William Attwood was an American journalist, writer, editor, and diplomat known for translating international politics for mass audiences and for serving as the United States ambassador to Guinea and Kenya. He emerged as a figure who moved easily between campaign-era speechwriting and frontline diplomatic work, treating communication as a form of public service. Over several decades, he also shaped journalism from within major news organizations, culminating in leadership roles at Newsday and the broader Cowles Communications media network.

Early Life and Education

William Hollingsworth Attwood was born in Paris and later grew up in Connecticut, where his formative years were tied to elite secondary education. He attended Choate Rosemary Hall in Wallingford, Connecticut, and then studied at Princeton University, where he became deeply involved in student journalism.

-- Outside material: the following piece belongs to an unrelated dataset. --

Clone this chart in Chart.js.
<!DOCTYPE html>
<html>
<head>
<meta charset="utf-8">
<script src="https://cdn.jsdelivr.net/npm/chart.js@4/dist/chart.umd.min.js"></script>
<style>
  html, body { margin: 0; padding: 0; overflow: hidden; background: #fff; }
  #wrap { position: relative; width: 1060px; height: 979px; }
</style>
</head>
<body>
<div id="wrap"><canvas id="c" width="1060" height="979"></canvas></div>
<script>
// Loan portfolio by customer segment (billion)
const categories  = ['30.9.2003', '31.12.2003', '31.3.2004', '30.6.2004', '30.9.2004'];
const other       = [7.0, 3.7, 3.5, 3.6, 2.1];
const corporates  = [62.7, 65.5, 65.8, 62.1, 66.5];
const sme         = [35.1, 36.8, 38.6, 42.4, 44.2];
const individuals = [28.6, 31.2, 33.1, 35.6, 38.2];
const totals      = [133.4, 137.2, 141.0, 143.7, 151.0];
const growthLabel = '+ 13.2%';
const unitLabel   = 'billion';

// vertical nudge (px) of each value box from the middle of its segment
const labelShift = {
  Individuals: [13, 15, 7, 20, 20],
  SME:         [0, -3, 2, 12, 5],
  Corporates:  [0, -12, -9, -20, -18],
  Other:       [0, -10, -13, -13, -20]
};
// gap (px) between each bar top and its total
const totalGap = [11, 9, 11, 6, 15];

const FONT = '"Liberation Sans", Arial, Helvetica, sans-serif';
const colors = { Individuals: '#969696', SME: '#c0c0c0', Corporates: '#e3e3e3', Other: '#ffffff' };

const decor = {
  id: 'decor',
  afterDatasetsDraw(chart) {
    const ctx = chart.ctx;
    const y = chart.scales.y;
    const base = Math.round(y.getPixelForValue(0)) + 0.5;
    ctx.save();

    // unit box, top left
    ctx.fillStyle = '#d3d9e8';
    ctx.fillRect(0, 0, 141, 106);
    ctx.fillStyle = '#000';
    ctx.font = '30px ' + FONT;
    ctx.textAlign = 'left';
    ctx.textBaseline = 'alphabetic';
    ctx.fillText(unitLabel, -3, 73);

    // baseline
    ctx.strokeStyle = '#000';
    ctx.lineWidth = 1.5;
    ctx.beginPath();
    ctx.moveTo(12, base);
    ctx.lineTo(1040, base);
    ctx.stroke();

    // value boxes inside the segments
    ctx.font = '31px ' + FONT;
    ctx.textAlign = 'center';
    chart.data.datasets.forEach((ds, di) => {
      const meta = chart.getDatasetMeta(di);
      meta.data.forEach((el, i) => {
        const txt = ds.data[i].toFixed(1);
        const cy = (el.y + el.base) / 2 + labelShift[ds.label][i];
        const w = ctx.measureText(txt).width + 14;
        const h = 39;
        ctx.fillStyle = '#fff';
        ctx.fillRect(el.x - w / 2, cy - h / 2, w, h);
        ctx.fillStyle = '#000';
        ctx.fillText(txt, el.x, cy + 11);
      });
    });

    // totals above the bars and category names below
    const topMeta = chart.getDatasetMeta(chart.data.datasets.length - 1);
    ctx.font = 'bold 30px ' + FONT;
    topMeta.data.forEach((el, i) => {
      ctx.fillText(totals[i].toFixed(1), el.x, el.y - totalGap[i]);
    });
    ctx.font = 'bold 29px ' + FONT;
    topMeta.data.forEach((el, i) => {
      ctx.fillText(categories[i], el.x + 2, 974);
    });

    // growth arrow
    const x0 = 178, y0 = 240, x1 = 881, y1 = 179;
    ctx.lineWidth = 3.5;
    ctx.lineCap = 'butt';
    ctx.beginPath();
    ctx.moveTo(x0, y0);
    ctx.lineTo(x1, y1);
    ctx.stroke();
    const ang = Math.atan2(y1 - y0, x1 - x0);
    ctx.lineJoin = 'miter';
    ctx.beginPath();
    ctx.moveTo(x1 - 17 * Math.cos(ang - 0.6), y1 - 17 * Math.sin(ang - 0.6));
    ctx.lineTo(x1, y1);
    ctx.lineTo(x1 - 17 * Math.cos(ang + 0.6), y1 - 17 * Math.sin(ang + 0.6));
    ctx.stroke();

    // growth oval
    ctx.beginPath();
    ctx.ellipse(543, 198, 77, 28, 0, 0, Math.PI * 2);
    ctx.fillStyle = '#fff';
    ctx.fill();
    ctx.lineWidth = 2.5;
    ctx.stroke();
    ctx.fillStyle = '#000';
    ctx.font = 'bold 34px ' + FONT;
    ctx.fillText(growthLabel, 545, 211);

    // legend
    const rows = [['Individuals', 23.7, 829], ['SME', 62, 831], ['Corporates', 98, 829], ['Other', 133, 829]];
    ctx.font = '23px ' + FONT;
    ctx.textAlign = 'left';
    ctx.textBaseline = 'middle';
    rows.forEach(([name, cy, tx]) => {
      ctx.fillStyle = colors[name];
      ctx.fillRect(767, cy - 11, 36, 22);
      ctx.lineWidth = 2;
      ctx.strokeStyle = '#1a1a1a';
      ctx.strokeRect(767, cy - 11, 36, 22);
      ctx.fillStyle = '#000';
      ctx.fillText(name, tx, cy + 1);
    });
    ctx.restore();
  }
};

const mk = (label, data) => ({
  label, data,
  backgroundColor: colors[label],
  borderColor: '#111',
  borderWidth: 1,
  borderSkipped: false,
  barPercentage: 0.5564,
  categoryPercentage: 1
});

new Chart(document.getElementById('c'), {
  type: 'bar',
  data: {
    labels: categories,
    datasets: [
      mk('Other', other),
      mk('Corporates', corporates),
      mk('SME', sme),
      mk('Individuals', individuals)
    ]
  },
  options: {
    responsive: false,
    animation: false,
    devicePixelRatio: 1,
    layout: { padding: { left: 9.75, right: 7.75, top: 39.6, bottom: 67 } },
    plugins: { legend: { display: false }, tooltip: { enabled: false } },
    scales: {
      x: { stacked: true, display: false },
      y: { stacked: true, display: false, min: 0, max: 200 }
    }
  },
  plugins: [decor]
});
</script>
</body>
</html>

At Princeton, he was appointed editor of The Daily Princetonian, and he later served as a Princeton trustee.

Career

William Attwood served as a paratrooper during World War II, and his wartime experience shaped a later writing style marked by clarity, pacing, and a reporter’s attention to circumstance. After the war, he worked as a writer and journalist, including time at the New York Herald Tribune and subsequent transfer to Paris as part of an international editorial operation. He used these early assignments to build a bridge between Europe’s immediate postwar realities and readers seeking understanding rather than spectacle.

In the years after the war, Attwood also established himself as a book author, beginning with a memoir-based series of tales drawn from adventures in postwar Europe. His first book and later writing reflected a consistent interest in how political life and cultural change traveled across borders. That same impulse carried into his work that focused on perceptions of the United States, treating national identity as something outsiders could describe and insiders could rethink.

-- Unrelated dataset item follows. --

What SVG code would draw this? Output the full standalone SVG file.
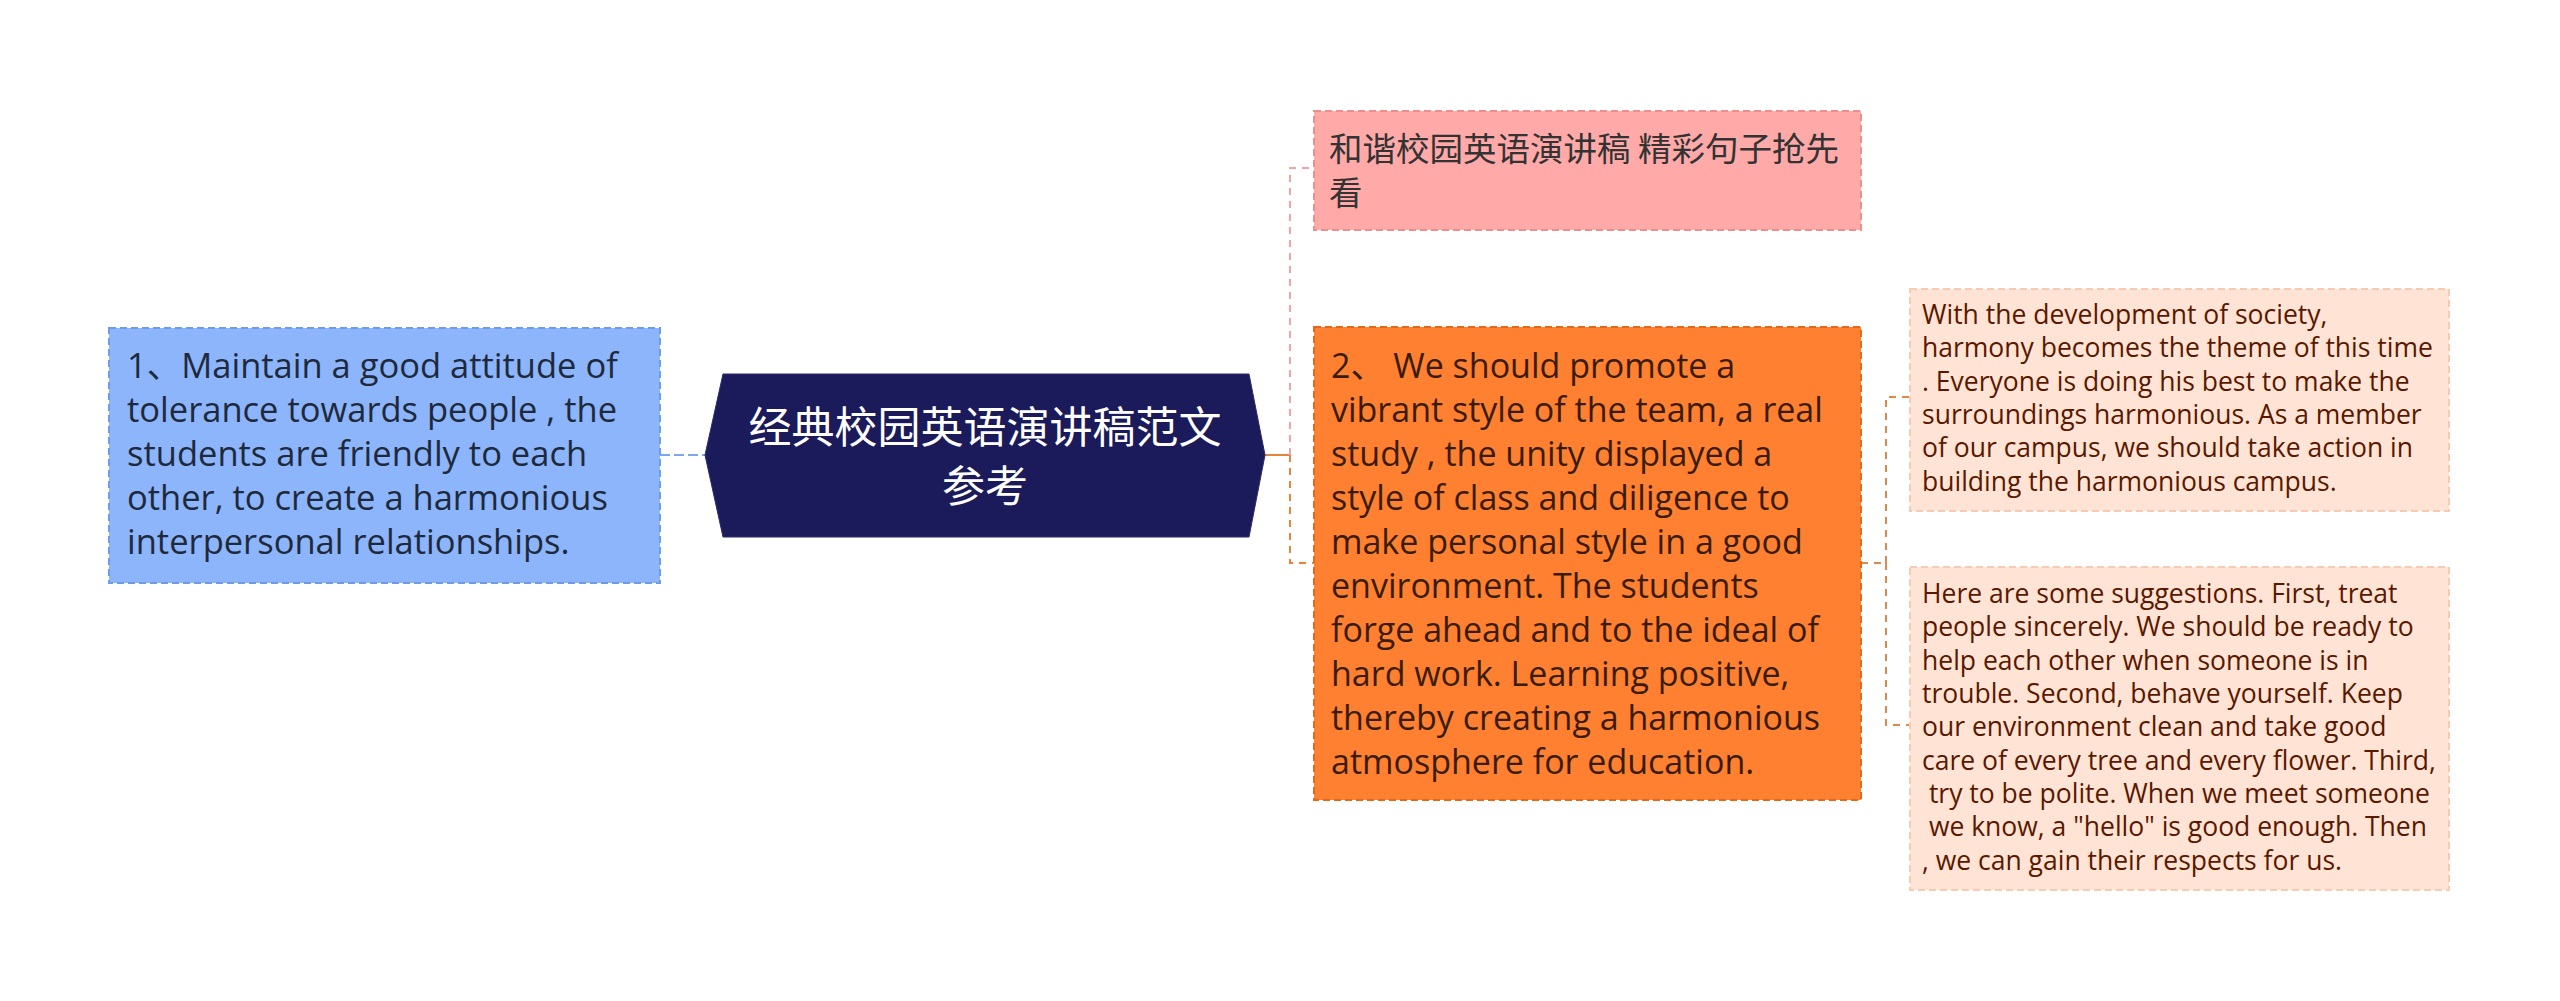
<svg xmlns="http://www.w3.org/2000/svg" width="2560" height="1001" viewBox="0 0 2560 1001">
<style>
.t{font-family:"Open Sans","Noto Sans CJK SC",sans-serif;}
.blue{fill:#8DB5FB;stroke:#6E9CEB;stroke-width:2;stroke-dasharray:7 4;}
.pink{fill:#FFA9A9;stroke:#EC8E8E;stroke-width:2;stroke-dasharray:7 4;}
.orange{fill:#FF8030;stroke:#E4671A;stroke-width:2;stroke-dasharray:7 4;}
.peach{fill:#FFE4D5;stroke:#F6CBB4;stroke-width:2;stroke-dasharray:7 4;}
.bt{font-size:34.5px;fill:#1E2A3C;}
.ot{font-size:34px;fill:#3A1C05;}
.pt{font-size:26.5px;fill:#5A1800;}
.ht{font-family:"Noto Sans CJK SC",sans-serif;font-size:43px;fill:#FFFFFF;}
.kt{font-family:"Noto Sans CJK SC",sans-serif;font-size:33.5px;fill:#333333;}
</style>
<rect width="2560" height="1001" fill="#FFFFFF"/>
<g id="connectors" fill="none" stroke-width="2">
  <path d="M660 455 H705" stroke="#7DA8EE" stroke-dasharray="10 4"/>
  <path d="M1265 455 H1290" stroke="#E8843C"/>
  <path d="M1290 455 V168 H1314" stroke="#F0A4A4" stroke-dasharray="7 6"/>
  <path d="M1290 455 V563 H1314" stroke="#E8843C" stroke-dasharray="7 6"/>
  <path d="M1861 563 H1886" stroke="#E0874A" stroke-dasharray="7 6"/>
  <path d="M1886 563 V397 H1910" stroke="#E0874A" stroke-dasharray="7 6"/>
  <path d="M1886 563 V725 H1910" stroke="#E0874A" stroke-dasharray="7 6"/>
</g>
<g id="node-left">
  <rect class="blue" x="109" y="328" width="551" height="255"/>
  <text class="t bt" x="127"><tspan x="127" y="378">1、Maintain a good attitude of</tspan><tspan x="127" y="422">tolerance towards people , the</tspan><tspan x="127" y="466">students are friendly to each</tspan><tspan x="127" y="510">other, to create a harmonious</tspan><tspan x="127" y="554">interpersonal relationships.</tspan></text>
</g>
<g id="node-root">
  <polygon points="705,455 723,374 1249,374 1265,455 1249,537 723,537" fill="#1B1A5B" stroke="#2A2A70" stroke-width="1"/>
  <text class="ht" text-anchor="middle" x="985" y="443">经典校园英语演讲稿范文</text>
  <text class="ht" text-anchor="middle" x="985" y="502">参考</text>
</g>
<g id="node-pink">
  <rect class="pink" x="1314" y="111" width="547" height="119"/>
  <text class="kt"><tspan x="1329" y="161">和谐校园英语演讲稿 精彩句子抢先</tspan><tspan x="1329" y="205">看</tspan></text>
</g>
<g id="node-orange">
  <rect class="orange" x="1314" y="327" width="547" height="473"/>
  <text class="t ot"><tspan x="1331" y="378">2、 We should promote a</tspan><tspan x="1331" y="422">vibrant style of the team, a real</tspan><tspan x="1331" y="466">study , the unity displayed a</tspan><tspan x="1331" y="510">style of class and diligence to</tspan><tspan x="1331" y="554">make personal style in a good</tspan><tspan x="1331" y="598">environment. The students</tspan><tspan x="1331" y="642">forge ahead and to the ideal of</tspan><tspan x="1331" y="686">hard work. Learning positive,</tspan><tspan x="1331" y="730">thereby creating a harmonious</tspan><tspan x="1331" y="774">atmosphere for education.</tspan></text>
</g>
<g id="node-peach-1">
  <rect class="peach" x="1910" y="289" width="539" height="222"/>
  <text class="t pt"><tspan x="1922" y="324">With the development of society,</tspan><tspan x="1922" y="357">harmony becomes the theme of this time</tspan><tspan x="1922" y="391">. Everyone is doing his best to make the</tspan><tspan x="1922" y="424">surroundings harmonious. As a member</tspan><tspan x="1922" y="457">of our campus, we should take action in</tspan><tspan x="1922" y="491">building the harmonious campus.</tspan></text>
</g>
<g id="node-peach-2">
  <rect class="peach" x="1910" y="567" width="539" height="323"/>
  <text class="t pt" xml:space="preserve"><tspan x="1922" y="603">Here are some suggestions. First, treat</tspan><tspan x="1922" y="636">people sincerely. We should be ready to</tspan><tspan x="1922" y="670">help each other when someone is in</tspan><tspan x="1922" y="703">trouble. Second, behave yourself. Keep</tspan><tspan x="1922" y="736">our environment clean and take good</tspan><tspan x="1922" y="770">care of every tree and every flower. Third,</tspan><tspan x="1922" y="803"> try to be polite. When we meet someone</tspan><tspan x="1922" y="836"> we know, a "hello" is good enough. Then</tspan><tspan x="1922" y="870">, we can gain their respects for us.</tspan></text>
</g>
</svg>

During the early 1950s, Attwood deepened his influence within political communication. Adlai Stevenson recruited him to serve as a speechwriter and advisor, and Attwood contributed to Stevenson’s 1952 and 1956 presidential campaigns as well as related speechwriting work in 1960. Their collaboration also extended beyond formal campaigns, drawing on shared touring and travel, with Attwood translating those experiences into published accounts.

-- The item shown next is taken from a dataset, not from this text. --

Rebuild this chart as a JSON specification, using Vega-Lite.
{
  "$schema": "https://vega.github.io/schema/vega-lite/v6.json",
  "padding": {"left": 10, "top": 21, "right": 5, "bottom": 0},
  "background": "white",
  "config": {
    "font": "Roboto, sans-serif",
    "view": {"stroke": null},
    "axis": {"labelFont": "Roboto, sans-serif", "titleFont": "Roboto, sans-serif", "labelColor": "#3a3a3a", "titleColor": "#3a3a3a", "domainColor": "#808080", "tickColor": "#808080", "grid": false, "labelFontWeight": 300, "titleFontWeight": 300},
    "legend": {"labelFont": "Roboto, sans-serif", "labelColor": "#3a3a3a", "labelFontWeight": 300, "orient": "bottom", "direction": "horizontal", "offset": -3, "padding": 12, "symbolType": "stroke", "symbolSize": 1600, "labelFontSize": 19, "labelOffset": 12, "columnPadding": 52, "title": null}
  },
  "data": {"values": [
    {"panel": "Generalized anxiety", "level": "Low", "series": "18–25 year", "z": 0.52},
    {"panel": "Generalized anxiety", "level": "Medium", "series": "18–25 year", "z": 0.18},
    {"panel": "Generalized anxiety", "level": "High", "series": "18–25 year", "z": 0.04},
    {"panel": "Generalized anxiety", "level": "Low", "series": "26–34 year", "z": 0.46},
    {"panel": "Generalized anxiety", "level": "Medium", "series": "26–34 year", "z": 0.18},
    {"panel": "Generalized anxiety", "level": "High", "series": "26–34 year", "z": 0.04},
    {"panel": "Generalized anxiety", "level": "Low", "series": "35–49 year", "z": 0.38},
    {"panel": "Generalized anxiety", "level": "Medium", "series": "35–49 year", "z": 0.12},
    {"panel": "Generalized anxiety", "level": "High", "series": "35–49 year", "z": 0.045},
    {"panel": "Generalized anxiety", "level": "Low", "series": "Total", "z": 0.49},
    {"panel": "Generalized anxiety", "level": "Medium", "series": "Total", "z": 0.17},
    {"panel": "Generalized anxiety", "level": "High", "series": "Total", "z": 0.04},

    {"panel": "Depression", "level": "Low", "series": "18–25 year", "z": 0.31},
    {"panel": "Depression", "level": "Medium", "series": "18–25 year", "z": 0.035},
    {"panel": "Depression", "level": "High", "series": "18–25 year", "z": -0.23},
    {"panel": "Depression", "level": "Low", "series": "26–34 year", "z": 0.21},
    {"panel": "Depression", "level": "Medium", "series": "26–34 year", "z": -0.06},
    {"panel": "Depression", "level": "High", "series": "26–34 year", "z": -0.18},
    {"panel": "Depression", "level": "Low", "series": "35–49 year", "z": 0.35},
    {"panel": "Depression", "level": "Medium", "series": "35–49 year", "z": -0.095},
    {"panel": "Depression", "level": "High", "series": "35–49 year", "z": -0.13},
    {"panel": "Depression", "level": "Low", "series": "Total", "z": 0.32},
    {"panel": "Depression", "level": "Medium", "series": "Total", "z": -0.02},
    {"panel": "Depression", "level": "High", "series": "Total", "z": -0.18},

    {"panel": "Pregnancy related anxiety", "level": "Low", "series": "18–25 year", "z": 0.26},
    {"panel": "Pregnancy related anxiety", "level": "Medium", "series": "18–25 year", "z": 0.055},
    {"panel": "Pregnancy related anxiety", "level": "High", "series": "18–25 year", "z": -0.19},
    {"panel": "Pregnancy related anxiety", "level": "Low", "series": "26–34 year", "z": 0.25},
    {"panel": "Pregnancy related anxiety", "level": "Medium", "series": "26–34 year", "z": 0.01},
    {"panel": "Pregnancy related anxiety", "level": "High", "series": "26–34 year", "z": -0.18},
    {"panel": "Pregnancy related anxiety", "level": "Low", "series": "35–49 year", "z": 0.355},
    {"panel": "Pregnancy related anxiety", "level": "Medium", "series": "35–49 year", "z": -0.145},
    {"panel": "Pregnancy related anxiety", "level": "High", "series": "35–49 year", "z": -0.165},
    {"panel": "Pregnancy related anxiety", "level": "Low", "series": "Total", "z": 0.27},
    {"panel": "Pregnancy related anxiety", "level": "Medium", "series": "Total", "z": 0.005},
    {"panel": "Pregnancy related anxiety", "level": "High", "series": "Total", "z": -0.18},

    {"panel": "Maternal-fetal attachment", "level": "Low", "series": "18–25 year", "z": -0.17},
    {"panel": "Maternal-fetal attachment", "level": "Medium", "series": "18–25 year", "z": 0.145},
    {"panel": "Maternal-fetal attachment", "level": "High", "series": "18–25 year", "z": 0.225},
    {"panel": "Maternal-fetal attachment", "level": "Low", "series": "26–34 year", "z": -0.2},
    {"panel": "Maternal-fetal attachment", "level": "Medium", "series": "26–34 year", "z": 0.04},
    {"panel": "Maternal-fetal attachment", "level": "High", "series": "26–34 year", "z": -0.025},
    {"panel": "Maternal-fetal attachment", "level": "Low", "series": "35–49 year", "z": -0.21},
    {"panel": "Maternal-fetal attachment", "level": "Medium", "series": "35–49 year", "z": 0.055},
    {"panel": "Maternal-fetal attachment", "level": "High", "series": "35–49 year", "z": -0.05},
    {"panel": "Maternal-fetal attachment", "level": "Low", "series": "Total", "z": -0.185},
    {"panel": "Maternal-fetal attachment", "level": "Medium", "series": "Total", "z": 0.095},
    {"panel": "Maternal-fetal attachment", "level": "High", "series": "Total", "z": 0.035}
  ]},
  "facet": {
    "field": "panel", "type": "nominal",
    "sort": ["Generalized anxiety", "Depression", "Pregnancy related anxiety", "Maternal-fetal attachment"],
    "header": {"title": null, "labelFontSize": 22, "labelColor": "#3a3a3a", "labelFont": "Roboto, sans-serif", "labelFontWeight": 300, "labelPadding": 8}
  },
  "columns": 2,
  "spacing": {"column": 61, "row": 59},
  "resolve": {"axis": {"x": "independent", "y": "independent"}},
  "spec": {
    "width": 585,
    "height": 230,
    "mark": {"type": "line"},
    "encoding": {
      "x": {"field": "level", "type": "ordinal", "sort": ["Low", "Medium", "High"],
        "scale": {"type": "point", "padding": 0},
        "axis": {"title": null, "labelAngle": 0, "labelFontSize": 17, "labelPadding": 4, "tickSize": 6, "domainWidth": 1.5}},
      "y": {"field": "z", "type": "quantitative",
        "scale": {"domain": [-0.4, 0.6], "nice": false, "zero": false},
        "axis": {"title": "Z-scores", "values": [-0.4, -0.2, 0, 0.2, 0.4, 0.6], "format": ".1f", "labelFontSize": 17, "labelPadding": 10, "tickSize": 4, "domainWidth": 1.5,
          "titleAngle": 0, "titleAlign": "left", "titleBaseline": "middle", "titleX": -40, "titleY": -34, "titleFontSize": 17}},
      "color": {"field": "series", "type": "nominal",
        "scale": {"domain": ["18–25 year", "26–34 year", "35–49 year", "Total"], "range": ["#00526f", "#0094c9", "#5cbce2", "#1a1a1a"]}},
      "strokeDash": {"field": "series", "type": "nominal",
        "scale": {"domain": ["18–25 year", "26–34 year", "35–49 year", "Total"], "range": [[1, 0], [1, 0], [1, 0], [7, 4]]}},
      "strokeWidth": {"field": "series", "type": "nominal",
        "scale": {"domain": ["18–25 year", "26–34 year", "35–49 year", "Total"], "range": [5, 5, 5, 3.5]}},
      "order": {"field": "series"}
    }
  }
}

As the Kennedy era began, Attwood joined the Democratic presidential campaign and carried his journalism background into government-adjacent communication roles. In the early Kennedy administration, he was appointed ambassador to Guinea, marking a shift from media-centered influence to diplomatic responsibility. His tenure in Guinea was shaped not only by the demands of representation but also by personal adversity that tested the steadiness he otherwise brought to public work.

Attwood’s diplomatic career also reflected the era’s intense interest in Cold War negotiating channels. In 1963, during the Kennedy administration’s push toward a détente with Fidel Castro in Cuba, he served as a secret liaison and engaged in discussions connected to high-level policy efforts. He was expected to report to the president after Kennedy’s return from Dallas, and the subsequent shift in the administration’s approach changed the arc of that effort.

After his service in Guinea, Attwood returned to diplomacy at a new post during the Johnson administration, when he became ambassador to Kenya. His work there extended beyond day-to-day representation into the intellectual framing of political dynamics, and he later published a book examining the relationship between Kenyan politics and communism. That publication reflected his long-standing tendency to see politics as something readers could understand through careful explanation rather than slogans.

Parallel to and after his diplomatic service, Attwood remained closely connected to the journalistic world in leadership and editorial roles. He worked with Cowles Communications, serving in multiple editorial capacities at Look, and he later took on a major executive responsibility in newspapers by becoming editor of Newsday in 1970. In that role, he contributed to a transformation aimed at widening the paper’s ambitions and reach beyond its earlier identity.

Attwood later founded Newsday’s New York City edition, positioning the publication to compete in a crowded metropolitan market shaped by major national dailies. The move consolidated his reputation as someone who treated media organization as a platform for national conversation, not just local coverage. Even after retirement from formal newspaper leadership, he continued to work as a writer, sustaining a public-facing commitment to explaining global conflict.

In his later writing, Attwood returned repeatedly to the Cold War as a narrative that could be understood as both a sequence of decisions and a contest of ideas. After covering the Geneva Summit between Reagan and Gorbachev in 1987, he published his final book, The Twilight Struggle: Tales of the Cold War. In it, he chronicled the Cold War through his own interpretive lens, treating the long conflict as a story of shifting alignments and enduring tensions.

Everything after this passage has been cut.